• [TASK DESCRIPTION]: Copy each line of the material below that includes the string "matplotlib".

• [RECORDED INFORMATION]:
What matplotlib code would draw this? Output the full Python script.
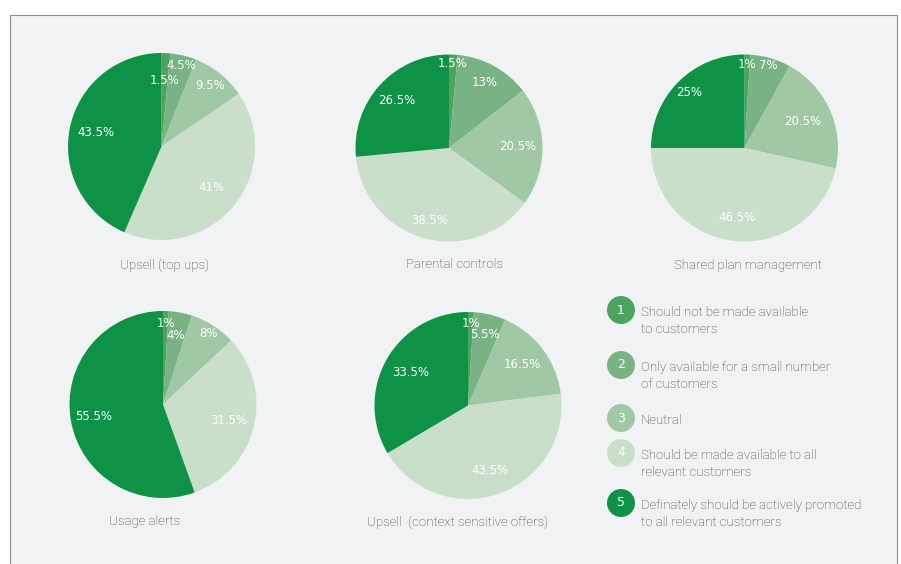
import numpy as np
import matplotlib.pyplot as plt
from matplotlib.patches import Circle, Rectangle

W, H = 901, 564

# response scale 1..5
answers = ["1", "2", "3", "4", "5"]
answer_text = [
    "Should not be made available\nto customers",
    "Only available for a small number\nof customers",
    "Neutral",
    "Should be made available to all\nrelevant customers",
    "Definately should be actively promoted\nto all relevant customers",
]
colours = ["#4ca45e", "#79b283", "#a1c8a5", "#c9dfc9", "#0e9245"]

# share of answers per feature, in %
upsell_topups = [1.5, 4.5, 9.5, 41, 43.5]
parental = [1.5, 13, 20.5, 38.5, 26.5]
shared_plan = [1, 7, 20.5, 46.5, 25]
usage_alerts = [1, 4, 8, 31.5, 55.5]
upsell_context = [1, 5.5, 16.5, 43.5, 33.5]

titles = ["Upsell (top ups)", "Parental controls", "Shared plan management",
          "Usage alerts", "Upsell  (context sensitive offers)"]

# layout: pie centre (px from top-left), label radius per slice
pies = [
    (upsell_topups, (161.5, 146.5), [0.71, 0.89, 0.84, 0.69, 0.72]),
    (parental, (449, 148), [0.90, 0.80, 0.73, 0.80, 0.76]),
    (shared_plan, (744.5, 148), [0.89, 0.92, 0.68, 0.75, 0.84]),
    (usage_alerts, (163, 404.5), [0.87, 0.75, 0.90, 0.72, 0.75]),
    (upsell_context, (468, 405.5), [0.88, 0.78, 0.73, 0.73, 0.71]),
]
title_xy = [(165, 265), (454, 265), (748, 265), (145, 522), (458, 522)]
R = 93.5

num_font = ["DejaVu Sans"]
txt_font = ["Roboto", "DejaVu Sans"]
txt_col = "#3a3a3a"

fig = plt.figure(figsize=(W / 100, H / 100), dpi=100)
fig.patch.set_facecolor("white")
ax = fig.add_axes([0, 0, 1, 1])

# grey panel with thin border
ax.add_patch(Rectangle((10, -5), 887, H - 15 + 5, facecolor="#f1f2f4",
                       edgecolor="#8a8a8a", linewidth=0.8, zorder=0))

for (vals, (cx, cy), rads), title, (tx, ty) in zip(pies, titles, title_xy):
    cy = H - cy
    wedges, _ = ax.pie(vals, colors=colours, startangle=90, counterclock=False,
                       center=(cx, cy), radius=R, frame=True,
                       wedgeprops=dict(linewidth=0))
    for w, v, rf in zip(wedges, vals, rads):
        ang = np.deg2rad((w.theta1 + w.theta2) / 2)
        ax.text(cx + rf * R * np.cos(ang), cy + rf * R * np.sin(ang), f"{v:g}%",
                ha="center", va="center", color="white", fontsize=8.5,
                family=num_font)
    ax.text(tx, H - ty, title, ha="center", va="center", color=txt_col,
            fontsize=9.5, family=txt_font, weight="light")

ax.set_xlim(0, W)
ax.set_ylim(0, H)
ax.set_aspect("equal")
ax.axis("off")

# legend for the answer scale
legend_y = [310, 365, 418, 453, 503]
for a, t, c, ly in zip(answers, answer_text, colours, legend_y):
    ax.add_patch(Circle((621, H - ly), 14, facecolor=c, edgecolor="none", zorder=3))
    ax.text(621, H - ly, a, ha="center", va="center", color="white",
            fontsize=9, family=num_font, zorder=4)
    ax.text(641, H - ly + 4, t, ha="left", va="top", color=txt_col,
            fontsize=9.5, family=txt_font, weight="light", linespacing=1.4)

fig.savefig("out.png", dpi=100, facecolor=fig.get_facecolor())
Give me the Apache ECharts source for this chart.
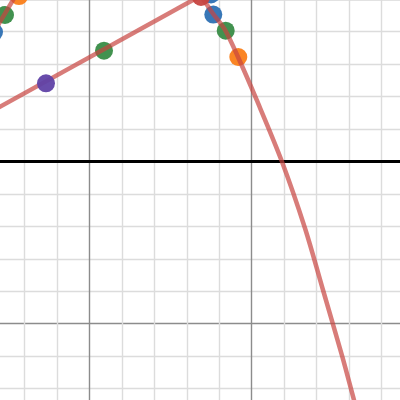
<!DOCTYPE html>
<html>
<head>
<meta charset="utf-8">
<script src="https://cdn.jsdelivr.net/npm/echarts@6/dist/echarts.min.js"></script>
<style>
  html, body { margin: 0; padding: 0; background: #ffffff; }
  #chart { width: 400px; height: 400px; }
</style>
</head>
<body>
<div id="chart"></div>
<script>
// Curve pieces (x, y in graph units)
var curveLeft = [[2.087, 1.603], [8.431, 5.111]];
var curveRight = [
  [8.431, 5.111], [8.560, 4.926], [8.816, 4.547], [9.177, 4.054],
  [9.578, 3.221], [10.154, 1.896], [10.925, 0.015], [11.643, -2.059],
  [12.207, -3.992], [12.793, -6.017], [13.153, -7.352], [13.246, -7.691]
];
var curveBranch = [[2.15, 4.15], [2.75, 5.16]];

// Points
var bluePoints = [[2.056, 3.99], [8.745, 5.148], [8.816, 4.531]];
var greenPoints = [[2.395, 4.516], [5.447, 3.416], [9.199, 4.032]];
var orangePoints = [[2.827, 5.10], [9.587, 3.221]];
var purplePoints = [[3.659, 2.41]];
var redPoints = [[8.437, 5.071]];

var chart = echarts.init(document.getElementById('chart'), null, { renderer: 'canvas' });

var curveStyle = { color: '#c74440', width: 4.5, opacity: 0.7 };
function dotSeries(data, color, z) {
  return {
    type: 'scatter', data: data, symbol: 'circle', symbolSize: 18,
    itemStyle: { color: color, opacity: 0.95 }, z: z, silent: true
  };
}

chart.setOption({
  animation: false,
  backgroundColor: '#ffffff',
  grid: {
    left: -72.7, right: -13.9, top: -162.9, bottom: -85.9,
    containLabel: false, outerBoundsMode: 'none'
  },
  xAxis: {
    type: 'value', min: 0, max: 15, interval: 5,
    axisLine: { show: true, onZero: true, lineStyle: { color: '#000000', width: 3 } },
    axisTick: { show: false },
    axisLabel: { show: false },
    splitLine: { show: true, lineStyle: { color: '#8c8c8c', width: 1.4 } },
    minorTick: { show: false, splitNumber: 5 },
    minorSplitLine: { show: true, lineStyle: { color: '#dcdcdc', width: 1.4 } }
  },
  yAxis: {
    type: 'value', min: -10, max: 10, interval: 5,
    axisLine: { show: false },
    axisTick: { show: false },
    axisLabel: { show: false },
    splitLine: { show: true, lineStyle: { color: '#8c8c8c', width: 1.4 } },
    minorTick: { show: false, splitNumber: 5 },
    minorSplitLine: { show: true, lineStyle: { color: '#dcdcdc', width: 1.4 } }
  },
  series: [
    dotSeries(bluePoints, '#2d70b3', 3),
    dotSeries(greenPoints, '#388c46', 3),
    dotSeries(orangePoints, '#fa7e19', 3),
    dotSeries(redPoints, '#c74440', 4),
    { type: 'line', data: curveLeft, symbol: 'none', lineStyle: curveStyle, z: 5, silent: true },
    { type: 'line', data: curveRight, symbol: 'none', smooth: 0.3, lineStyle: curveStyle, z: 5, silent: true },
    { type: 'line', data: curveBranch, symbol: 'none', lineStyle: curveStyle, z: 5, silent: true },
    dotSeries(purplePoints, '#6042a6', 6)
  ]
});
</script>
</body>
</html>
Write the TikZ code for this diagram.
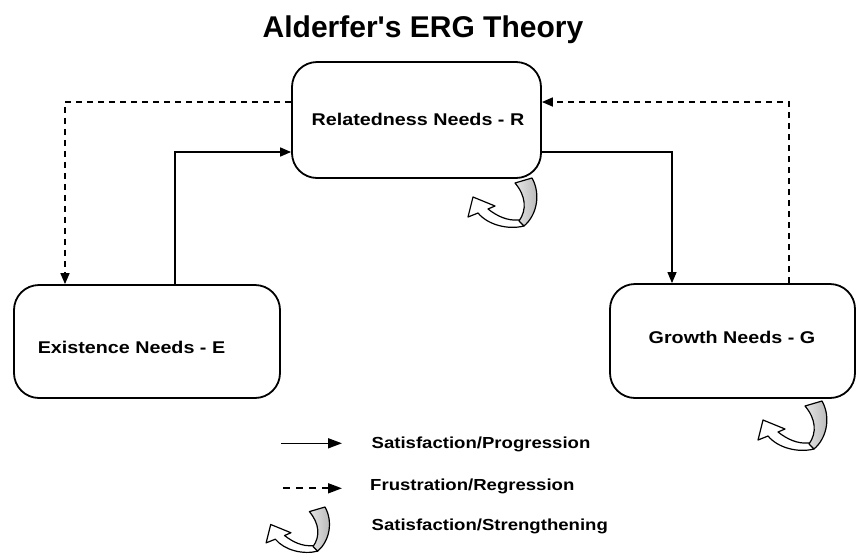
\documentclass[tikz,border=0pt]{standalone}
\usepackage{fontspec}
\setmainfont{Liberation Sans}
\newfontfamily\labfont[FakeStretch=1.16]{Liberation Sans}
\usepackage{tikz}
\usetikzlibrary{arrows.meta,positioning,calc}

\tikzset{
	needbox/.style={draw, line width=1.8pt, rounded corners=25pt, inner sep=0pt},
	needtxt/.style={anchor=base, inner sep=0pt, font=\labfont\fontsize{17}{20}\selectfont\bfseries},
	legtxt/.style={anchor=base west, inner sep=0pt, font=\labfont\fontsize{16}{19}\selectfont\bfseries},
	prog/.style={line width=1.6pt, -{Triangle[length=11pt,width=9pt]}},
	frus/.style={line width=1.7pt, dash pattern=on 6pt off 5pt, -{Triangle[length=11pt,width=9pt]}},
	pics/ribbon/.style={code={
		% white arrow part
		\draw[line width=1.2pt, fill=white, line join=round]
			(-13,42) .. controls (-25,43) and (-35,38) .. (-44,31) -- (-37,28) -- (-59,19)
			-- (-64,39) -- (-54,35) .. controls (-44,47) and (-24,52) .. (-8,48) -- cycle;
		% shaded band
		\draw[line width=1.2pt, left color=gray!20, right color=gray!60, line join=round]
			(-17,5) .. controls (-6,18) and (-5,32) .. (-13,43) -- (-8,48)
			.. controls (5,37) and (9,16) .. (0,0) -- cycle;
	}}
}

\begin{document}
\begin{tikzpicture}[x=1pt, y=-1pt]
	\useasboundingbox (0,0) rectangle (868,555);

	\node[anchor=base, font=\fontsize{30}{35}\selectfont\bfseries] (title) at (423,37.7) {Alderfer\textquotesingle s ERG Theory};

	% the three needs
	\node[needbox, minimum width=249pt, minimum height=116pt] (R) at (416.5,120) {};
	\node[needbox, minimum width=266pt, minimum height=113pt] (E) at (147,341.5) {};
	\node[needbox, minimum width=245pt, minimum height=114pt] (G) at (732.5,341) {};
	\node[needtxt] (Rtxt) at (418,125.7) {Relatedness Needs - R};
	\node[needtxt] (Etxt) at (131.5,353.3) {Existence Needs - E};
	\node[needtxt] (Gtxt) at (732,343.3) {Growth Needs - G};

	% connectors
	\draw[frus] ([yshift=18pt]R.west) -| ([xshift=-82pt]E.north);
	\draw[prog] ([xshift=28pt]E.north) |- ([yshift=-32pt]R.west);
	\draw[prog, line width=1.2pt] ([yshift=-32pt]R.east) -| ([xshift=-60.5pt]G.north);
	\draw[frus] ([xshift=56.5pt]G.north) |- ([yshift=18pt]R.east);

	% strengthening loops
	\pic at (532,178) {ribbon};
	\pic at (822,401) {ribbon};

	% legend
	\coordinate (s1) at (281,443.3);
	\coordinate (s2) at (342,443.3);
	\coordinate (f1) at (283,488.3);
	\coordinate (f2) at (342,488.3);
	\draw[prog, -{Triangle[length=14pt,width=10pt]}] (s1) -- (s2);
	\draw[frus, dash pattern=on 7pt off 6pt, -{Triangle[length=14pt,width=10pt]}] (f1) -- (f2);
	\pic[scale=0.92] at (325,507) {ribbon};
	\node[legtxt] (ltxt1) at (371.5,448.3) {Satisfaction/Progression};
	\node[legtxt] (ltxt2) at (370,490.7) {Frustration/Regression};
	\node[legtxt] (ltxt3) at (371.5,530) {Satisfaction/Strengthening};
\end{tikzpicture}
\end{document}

• [FULL SOLUTION]:
What matplotlib code would draw this? Output the full Python script.
import matplotlib.pyplot as plt
from matplotlib.patches import Circle, Rectangle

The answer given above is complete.